The rapid growth of hyperscale data centers, which held 48.3% of the market share in 2025, is reshaping how companies evaluate real estate. Site selection is no longer primarily about real estate costs or proximity to customers. Instead, companies are securing what utilities call "megawatts," along with GPU access, cooling capacity, fiber connectivity, and future expansion rights.
- Power Access: Reliable, abundant electricity supply is now the primary constraint limiting data center expansion, making proximity to power plants and transmission lines critical.
- Cooling Infrastructure: AI servers generate enormous amounts of heat, requiring sophisticated cooling systems and access to water resources for liquid cooling systems.
- Grid Capacity: Utilities must have sufficient transmission capacity to deliver power to the facility without overloading existing infrastructure.
- Regulatory Environment: Local zoning approvals, state utility commission reviews, and environmental assessments can delay or block projects by years.
- Land Availability: Hyperscale facilities require large plots of land, typically hundreds of acres, which limits viable locations.
In Wisconsin, the challenge is becoming acute. Cloverleaf Infrastructure, the early developer of the Port Washington project, has expressed interest in developing an additional data center campus in Northeast Wisconsin that would require roughly one gigawatt of power, but no project is currently moving forward in that region. The question of whether Wisconsin can even approve additional data centers remains uncertain, with communities showing "immense pushback" whenever new projects are proposed.
What Does This Mean for the Broader AI Infrastructure Market?
The Wisconsin situation reflects a global pattern. North America leads the world in AI data center deployment, holding 41% of the global market share in 2025, supported by strong hyperscale cloud infrastructure, high demand for AI model training, advanced semiconductor access, and large-scale investments by technology companies. The U.S. market alone was valued at USD 6.3 billion in 2025 and is projected to expand at a 29.1% compound annual growth rate through 2035.
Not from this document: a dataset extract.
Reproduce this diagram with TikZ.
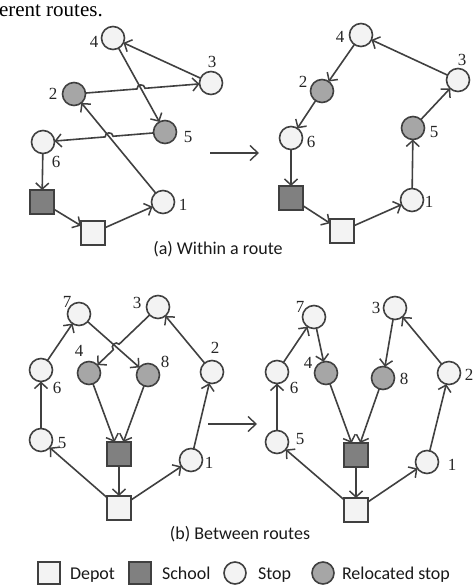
\documentclass[tikz,border=0pt]{standalone}
\usepackage{fontspec}
\setmainfont{Liberation Serif}
\newfontfamily\capfont{Carlito}
\usetikzlibrary{arrows.meta,calc,intersections}
\definecolor{lc}{HTML}{404040}
\definecolor{wf}{HTML}{F3F3F3}
\definecolor{rf}{HTML}{A6A6A6}
\definecolor{sf}{HTML}{808080}
\begin{document}
\begin{tikzpicture}[x=1pt,y=1pt,
  every node/.style={inner sep=0pt, outer sep=0pt},
  stop/.style={circle, draw=lc, fill=wf, line width=1.6pt, minimum size=23pt},
  reloc/.style={stop, fill=rf},
  school/.style={rectangle, draw=lc, fill=sf, line width=1.6pt, minimum size=24pt},
  depot/.style={school, fill=wf},
  lstop/.style={stop, minimum size=22pt},
  lreloc/.style={reloc, minimum size=22pt},
  lschool/.style={school, minimum size=22pt},
  ldepot/.style={depot, minimum size=22pt},
  lab/.style={font=\fontsize{17}{17}\selectfont, text=black!85},
  captext/.style={font=\capfont\fontsize{18}{18}\selectfont, text=black!90},
  edge/.style={draw=lc, line width=1.6pt, -{Straight Barb[length=6pt,width=13pt,line width=1.5pt]}},
  bigarrow/.style={draw=lc, line width=1.5pt, -{Straight Barb[length=8pt,width=15pt,line width=1.4pt]}}
]
\useasboundingbox (0,0) rectangle (474,-585);

% top fragment text
\node[anchor=base west, font=\fontsize{21}{21}\selectfont] (toptext) at (-1,-17) {erent routes.};

% ---------- (a) left ----------
\node[stop]  (a4) at (113,-38) {};
\node[stop]  (a3) at (211,-83) {};
\node[reloc] (a2) at (74,-94) {};
\node[reloc] (a5) at (165,-132) {};
\node[stop]  (a6) at (43,-142) {};
\node[school] (aS) at (42,-202) {};
\node[depot] (aD) at (93,-233) {};
\node[stop]  (a1) at (163,-202) {};
\node[lab] (la4) at (94,-42) {4};
\node[lab] (la3) at (212,-62) {3};
\node[lab] (la2) at (53,-94) {2};
\node[lab] (la5) at (188,-137) {5};
\node[lab] (la6) at (56,-162) {6};
\node[lab] (la1) at (183,-205) {1};

\path[name path=p45] (a4) -- (a5);
\path[name path=p23] (a2) -- (a3);
\path[name path=p12] (a1) -- (a2);
\path[name path=p56] (a5) -- (a6);
\path[name intersections={of=p45 and p23, by=ha1}];
\path[name intersections={of=p12 and p56, by=ha2}];

\draw[edge] (a3) -- (a4);
\draw[edge] (a4) -- (a5);
\draw[edge] (a5) -- ($(ha2)!4pt!(a5)$) to[bend right=90, looseness=1.6] ($(ha2)!4pt!(a6)$) -- (a6);
\draw[edge] (a6) -- (aS);
\draw[edge] (aS) -- (aD);
\draw[edge] (aD) -- (a1);
\draw[edge] (a1) -- (a2);
\draw[edge] (a2) -- ($(ha1)!4pt!(a2)$) to[bend left=90, looseness=1.6] ($(ha1)!4pt!(a3)$) -- (a3);

% arrow between (a)
\coordinate (aa1) at (210,-153);
\coordinate (aa2) at (259,-153);
\draw[bigarrow] (aa1) -- (aa2);

% ---------- (a) right ----------
\node[stop]  (b4) at (361,-35) {};
\node[stop]  (b3) at (458,-80) {};
\node[reloc] (b2) at (322,-91) {};
\node[reloc] (b5) at (413,-128) {};
\node[stop]  (b6) at (291,-138) {};
\node[school] (bS) at (291,-198) {};
\node[depot] (bD) at (342,-231) {};
\node[stop]  (b1) at (412,-200) {};
\node[lab] (lb4) at (340,-37) {4};
\node[lab] (lb3) at (462,-60) {3};
\node[lab] (lb2) at (303,-82) {2};
\node[lab] (lb5) at (434,-132) {5};
\node[lab] (lb6) at (311,-142) {6};
\node[lab] (lb1) at (429,-202) {1};

\draw[edge] (b3) -- (b4);
\draw[edge] (b4) -- (b2);
\draw[edge] (b2) -- (b6);
\draw[edge] (b6) -- (bS);
\draw[edge] (bS) -- (bD);
\draw[edge] (bD) -- (b1);
\draw[edge] (b1) -- (b5);
\draw[edge] (b5) -- (b3);

\node[captext, anchor=base] (capa) at (218,-254) {(a) Within a route};

% ---------- (b) left ----------
\node[stop]  (c7) at (79,-314) {};
\node[stop]  (c3) at (158,-307) {};
\node[reloc] (c4) at (89,-373) {};
\node[reloc] (c8) at (148,-375) {};
\node[stop]  (c2) at (212,-372) {};
\node[stop]  (c6) at (41,-370) {};
\node[stop]  (c5) at (41,-440) {};
\node[school] (cS) at (119,-454) {};
\node[depot] (cD) at (119,-508) {};
\node[stop]  (c1) at (191,-460) {};
\node[lab] (lc7) at (67,-302) {7};
\node[lab] (lc3) at (137,-303) {3};
\node[lab] (lc4) at (79,-351) {4};
\node[lab] (lc8) at (165,-362) {8};
\node[lab] (lc2) at (215,-348) {2};
\node[lab] (lc6) at (57,-388) {6};
\node[lab] (lc5) at (62,-443) {5};
\node[lab] (lc1) at (209,-463) {1};

\path[name path=p78] (c7) -- (c8);
\path[name path=p34] (c3) -- (c4);
\path[name intersections={of=p78 and p34, by=hc1}];

\draw[edge] (cD) -- (c5);
\draw[edge] (c5) -- (c6);
\draw[edge] (c6) -- (c7);
\draw[edge] (c7) -- (c8);
\draw[edge] (c3) -- ($(hc1)!4pt!(c3)$) to[bend right=90, looseness=1.6] ($(hc1)!4pt!(c4)$) -- (c4);
\draw[edge] (c4) -- (cS);
\draw[edge] (c8) -- (cS);
\draw[edge] (cS) -- (cD);
\draw[edge] (cD) -- (c1);
\draw[edge] (c1) -- (c2);
\draw[edge] (c2) -- (c3);

% arrow between (b)
\coordinate (ba1) at (208,-424);
\coordinate (ba2) at (257,-424);
\draw[bigarrow] (ba1) -- (ba2);

% ---------- (b) right ----------
\node[stop]  (d7) at (314,-317) {};
\node[stop]  (d3) at (395,-308) {};
\node[reloc] (d4) at (326,-373) {};
\node[reloc] (d8) at (383,-378) {};
\node[stop]  (d2) at (449,-373) {};
\node[stop]  (d6) at (277,-372) {};
\node[stop]  (d5) at (277,-442) {};
\node[school] (dS) at (356,-455) {};
\node[depot] (dD) at (356,-510) {};
\node[stop]  (d1) at (427,-462) {};
\node[lab] (ld7) at (300,-307) {7};
\node[lab] (ld3) at (376,-308) {3};
\node[lab] (ld4) at (308,-363) {4};
\node[lab] (ld8) at (404,-379) {8};
\node[lab] (ld2) at (469,-375) {2};
\node[lab] (ld6) at (294,-388) {6};
\node[lab] (ld5) at (300,-439) {5};
\node[lab] (ld1) at (452,-465) {1};

\draw[edge] (dD) -- (d5);
\draw[edge] (d5) -- (d6);
\draw[edge] (d6) -- (d7);
\draw[edge] (d7) -- (d4);
\draw[edge] (d3) -- (d8);
\draw[edge] (d4) -- (dS);
\draw[edge] (d8) -- (dS);
\draw[edge] (dS) -- (dD);
\draw[edge] (dD) -- (d1);
\draw[edge] (d1) -- (d2);
\draw[edge] (d2) -- (d3);

\node[captext, anchor=base] (capb) at (240,-539) {(b) Between routes};

% ---------- legend ----------
\node[ldepot] (kD) at (49,-573) {};
\node[captext, anchor=base west] (tD) at (70,-579) {Depot};
\node[lschool] (kS) at (140,-573) {};
\node[captext, anchor=base west] (tS) at (162,-579) {School};
\node[lstop] (kT) at (235,-573) {};
\node[captext, anchor=base west] (tT) at (258,-579) {Stop};
\node[lreloc] (kR) at (323,-573) {};
\node[captext, anchor=base west] (tR) at (342,-579) {Relocated stop};
\end{tikzpicture}
\end{document}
Cloud-based deployment accounts for 56.9% of the market, with companies preferring to access AI compute and storage through cloud providers rather than building private data centers. This model allows enterprises to avoid massive upfront infrastructure costs while gaining immediate access to GPUs and managed AI platforms. Microsoft's cloud results illustrate this trend; in the third quarter of fiscal 2026, Microsoft Cloud revenue reached USD 54.5 billion, up 29%, while Azure and other cloud services revenue increased 40%.
The capacity constraints visible in Wisconsin are appearing nationwide. In North America's primary data center markets, supply reached a record 8,155 megawatts in the first half of 2025, up 43.4% year over year, while vacancy dropped to a record-low 1.6%. More significantly, 74.3% of under-construction capacity was already preleased, mainly by cloud and AI providers, indicating that demand is outpacing supply.
The convergence of AI compute demand, power availability constraints, and capacity scarcity is reshaping the energy and infrastructure sectors. Companies are no longer simply buying data center space; they are competing for access to megawatts of power, and that competition is intensifying as AI adoption accelerates globally.